Work to do: Give again only the lines running from the one with "Write the matplotlib code for this chart." through the one with "plt.rcParams['axes.unicode_minus'] = False", inclusive. Omit every picture.

==== Records to use

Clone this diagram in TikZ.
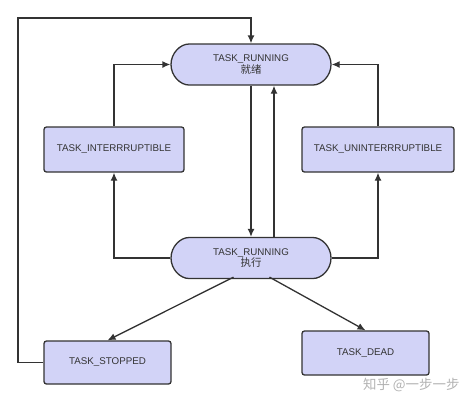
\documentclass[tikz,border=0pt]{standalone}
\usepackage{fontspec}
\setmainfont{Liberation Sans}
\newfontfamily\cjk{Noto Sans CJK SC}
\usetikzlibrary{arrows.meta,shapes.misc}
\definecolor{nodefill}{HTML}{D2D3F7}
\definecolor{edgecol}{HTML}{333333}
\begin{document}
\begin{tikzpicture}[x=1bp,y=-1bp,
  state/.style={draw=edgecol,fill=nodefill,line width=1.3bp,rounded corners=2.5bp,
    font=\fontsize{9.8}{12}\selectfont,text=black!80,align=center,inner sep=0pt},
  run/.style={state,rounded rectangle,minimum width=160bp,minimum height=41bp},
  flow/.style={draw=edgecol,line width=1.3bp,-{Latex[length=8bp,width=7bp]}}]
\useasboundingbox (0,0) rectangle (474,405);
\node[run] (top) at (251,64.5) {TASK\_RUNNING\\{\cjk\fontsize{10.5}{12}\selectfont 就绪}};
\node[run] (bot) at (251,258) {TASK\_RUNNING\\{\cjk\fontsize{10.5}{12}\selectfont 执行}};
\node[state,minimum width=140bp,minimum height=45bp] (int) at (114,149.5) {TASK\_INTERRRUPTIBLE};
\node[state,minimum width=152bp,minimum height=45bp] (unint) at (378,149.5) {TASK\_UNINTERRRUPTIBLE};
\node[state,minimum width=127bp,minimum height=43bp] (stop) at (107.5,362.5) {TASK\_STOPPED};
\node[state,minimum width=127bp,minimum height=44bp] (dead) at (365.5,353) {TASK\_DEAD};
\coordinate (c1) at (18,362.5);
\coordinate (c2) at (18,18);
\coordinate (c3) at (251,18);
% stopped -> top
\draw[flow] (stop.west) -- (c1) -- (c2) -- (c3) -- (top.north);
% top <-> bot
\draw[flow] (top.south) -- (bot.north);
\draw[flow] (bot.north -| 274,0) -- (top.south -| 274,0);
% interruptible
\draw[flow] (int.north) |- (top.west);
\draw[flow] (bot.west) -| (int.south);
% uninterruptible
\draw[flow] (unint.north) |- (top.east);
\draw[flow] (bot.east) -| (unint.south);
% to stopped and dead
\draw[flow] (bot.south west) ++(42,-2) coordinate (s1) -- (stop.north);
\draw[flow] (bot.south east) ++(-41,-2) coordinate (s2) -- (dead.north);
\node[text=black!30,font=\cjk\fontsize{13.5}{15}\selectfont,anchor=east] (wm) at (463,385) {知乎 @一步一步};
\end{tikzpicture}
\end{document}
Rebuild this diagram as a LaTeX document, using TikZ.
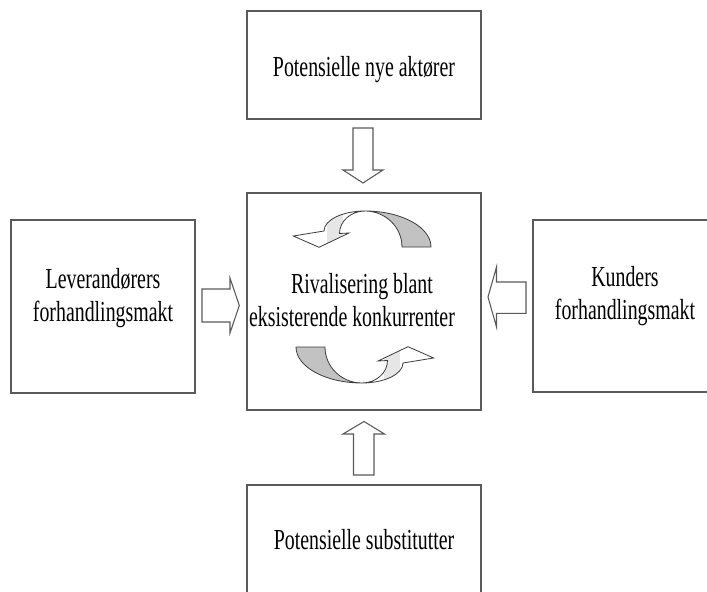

========
==== Records to use

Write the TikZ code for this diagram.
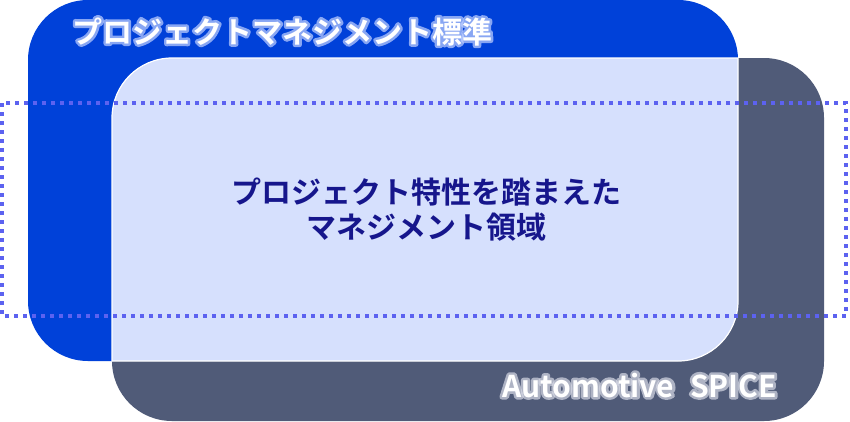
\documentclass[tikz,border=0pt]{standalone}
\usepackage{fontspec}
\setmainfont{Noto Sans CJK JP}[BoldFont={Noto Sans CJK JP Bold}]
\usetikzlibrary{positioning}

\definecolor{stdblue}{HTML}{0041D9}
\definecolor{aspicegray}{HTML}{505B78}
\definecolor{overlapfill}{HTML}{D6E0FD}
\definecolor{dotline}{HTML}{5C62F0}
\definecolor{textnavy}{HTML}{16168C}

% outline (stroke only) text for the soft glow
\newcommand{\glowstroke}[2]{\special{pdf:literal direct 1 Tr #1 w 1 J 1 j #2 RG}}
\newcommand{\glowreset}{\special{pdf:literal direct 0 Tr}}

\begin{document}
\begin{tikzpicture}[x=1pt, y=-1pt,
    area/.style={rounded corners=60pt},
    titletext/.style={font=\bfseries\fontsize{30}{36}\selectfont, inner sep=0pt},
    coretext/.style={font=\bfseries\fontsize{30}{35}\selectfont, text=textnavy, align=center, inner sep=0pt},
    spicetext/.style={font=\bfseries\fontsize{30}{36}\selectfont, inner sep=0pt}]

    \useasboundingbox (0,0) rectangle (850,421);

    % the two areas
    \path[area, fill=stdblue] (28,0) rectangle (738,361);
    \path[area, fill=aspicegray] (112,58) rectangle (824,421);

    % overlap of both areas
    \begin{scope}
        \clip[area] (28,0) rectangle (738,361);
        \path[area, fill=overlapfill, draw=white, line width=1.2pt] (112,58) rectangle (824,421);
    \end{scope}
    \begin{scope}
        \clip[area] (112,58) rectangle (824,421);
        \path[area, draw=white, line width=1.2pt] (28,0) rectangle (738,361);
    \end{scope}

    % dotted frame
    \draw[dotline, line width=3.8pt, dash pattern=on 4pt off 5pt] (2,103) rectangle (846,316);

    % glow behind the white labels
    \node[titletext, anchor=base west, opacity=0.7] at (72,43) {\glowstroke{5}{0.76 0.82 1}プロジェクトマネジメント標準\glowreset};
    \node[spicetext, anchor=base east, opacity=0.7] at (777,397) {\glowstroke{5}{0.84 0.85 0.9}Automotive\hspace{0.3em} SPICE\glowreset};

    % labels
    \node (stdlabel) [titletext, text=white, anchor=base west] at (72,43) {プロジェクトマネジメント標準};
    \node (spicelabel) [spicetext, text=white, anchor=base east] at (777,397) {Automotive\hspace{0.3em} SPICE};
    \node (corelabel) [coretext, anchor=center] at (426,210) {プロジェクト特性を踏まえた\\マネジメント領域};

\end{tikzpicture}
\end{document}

========
==== Records to use

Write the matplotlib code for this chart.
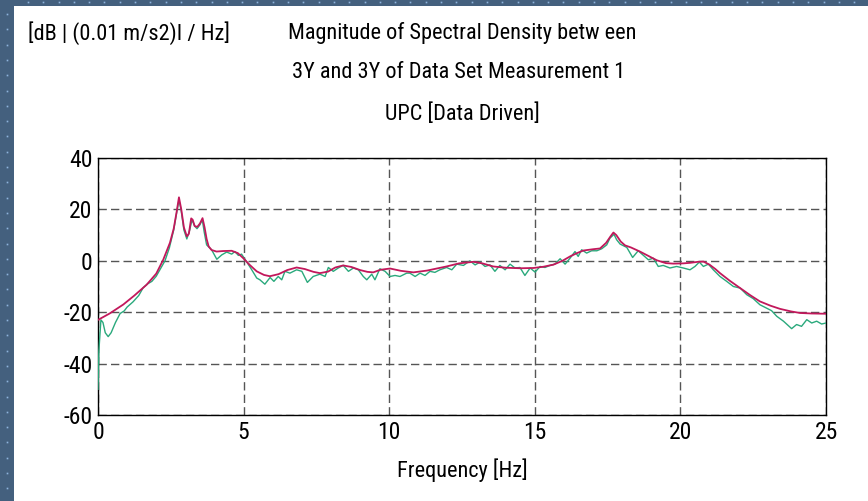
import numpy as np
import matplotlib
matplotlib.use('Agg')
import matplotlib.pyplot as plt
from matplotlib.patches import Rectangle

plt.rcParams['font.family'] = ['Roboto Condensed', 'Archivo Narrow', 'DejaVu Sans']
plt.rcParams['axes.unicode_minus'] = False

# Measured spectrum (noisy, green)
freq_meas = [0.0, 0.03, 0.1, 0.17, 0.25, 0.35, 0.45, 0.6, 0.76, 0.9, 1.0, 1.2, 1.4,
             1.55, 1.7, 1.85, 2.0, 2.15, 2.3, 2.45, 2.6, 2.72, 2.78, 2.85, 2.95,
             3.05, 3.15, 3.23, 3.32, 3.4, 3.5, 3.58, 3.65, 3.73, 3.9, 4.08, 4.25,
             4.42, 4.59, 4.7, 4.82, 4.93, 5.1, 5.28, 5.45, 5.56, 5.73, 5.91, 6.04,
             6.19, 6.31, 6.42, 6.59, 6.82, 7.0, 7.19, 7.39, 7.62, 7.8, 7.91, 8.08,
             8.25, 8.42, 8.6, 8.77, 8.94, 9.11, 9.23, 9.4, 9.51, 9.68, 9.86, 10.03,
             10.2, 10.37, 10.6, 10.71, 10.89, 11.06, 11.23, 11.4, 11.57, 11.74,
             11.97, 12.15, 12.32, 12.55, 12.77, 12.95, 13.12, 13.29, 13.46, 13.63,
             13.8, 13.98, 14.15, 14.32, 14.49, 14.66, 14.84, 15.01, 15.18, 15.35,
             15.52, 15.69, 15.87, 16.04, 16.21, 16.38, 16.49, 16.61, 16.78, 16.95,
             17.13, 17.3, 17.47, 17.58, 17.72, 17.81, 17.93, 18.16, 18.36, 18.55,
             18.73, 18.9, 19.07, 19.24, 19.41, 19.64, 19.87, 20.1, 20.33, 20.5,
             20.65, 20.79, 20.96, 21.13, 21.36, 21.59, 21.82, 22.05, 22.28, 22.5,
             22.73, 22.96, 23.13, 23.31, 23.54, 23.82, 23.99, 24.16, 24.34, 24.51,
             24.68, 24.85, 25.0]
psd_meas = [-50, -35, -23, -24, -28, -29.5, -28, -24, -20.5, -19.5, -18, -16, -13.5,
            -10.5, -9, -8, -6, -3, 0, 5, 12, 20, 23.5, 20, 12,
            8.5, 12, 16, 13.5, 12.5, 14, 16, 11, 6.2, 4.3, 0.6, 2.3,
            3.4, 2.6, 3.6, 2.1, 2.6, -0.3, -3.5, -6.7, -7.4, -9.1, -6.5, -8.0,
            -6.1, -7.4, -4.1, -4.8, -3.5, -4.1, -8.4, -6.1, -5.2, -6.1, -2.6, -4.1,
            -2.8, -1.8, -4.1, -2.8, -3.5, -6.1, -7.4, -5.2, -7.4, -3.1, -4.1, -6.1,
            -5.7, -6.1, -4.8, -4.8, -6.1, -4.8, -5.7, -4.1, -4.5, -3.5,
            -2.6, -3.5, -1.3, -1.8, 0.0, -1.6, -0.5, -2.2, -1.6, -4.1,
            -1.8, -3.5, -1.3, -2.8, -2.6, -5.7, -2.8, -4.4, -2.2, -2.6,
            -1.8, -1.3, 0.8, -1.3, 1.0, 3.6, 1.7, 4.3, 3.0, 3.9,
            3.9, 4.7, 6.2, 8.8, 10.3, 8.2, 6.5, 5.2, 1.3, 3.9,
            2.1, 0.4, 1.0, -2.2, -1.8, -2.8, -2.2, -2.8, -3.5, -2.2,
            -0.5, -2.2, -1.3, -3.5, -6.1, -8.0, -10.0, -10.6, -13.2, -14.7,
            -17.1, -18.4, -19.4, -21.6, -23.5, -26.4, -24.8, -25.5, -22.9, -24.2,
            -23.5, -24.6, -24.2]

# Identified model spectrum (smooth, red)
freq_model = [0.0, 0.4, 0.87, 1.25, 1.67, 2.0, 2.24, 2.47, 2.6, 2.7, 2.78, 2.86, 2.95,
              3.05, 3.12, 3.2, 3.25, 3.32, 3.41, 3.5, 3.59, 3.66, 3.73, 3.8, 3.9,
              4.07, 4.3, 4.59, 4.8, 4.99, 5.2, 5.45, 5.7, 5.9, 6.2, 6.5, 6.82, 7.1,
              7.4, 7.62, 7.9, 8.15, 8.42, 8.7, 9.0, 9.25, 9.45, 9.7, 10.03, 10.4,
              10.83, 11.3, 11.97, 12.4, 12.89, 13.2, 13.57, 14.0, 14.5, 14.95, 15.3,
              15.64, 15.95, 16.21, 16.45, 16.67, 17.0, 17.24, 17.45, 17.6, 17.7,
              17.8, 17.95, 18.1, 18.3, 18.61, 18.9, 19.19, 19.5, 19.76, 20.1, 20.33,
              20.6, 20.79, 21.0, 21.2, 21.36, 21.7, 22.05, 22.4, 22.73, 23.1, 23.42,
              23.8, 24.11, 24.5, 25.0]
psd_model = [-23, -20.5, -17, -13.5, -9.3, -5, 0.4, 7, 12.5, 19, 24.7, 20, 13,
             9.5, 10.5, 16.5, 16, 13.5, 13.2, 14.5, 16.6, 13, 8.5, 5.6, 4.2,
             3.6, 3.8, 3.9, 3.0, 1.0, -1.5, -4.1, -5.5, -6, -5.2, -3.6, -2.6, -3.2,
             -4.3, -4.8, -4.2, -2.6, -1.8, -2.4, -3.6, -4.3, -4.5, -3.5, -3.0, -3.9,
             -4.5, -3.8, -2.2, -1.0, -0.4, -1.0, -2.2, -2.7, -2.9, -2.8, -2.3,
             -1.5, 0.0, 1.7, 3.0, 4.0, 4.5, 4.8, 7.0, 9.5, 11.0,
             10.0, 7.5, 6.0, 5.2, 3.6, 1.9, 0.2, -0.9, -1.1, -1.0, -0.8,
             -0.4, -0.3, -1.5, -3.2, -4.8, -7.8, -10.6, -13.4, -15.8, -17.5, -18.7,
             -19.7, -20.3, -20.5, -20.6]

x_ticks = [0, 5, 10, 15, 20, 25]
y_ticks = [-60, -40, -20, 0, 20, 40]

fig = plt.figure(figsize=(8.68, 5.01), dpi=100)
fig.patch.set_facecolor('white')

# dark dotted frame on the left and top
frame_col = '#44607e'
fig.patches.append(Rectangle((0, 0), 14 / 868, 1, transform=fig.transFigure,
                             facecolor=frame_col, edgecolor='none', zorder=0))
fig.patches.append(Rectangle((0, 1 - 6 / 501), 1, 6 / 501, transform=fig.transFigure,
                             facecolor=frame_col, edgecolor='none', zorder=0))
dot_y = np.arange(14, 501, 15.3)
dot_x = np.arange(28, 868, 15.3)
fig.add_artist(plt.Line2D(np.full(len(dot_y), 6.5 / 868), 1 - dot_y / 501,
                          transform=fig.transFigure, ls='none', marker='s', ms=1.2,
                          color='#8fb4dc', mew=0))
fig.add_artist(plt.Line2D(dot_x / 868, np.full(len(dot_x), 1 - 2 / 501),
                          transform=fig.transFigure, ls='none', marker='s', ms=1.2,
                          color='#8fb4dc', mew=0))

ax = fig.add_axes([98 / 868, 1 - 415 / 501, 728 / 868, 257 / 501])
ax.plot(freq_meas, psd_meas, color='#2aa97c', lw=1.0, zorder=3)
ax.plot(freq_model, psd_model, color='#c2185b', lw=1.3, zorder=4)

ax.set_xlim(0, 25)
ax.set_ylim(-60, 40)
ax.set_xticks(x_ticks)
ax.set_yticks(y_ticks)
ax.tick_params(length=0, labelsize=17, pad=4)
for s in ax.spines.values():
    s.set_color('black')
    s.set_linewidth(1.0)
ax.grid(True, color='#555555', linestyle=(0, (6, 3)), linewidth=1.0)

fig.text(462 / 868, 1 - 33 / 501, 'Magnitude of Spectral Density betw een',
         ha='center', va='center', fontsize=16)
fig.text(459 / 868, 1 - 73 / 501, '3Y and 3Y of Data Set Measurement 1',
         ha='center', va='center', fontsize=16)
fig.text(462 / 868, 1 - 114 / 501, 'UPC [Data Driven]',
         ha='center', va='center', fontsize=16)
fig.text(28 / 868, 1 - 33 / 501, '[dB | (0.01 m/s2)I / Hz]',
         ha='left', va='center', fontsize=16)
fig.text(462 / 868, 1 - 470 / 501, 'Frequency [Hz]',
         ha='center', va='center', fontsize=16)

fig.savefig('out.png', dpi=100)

========

Answer to the task:
Write the matplotlib code for this chart.
import numpy as np
import matplotlib
matplotlib.use('Agg')
import matplotlib.pyplot as plt
from matplotlib.patches import Rectangle

plt.rcParams['font.family'] = ['Roboto Condensed', 'Archivo Narrow', 'DejaVu Sans']
plt.rcParams['axes.unicode_minus'] = False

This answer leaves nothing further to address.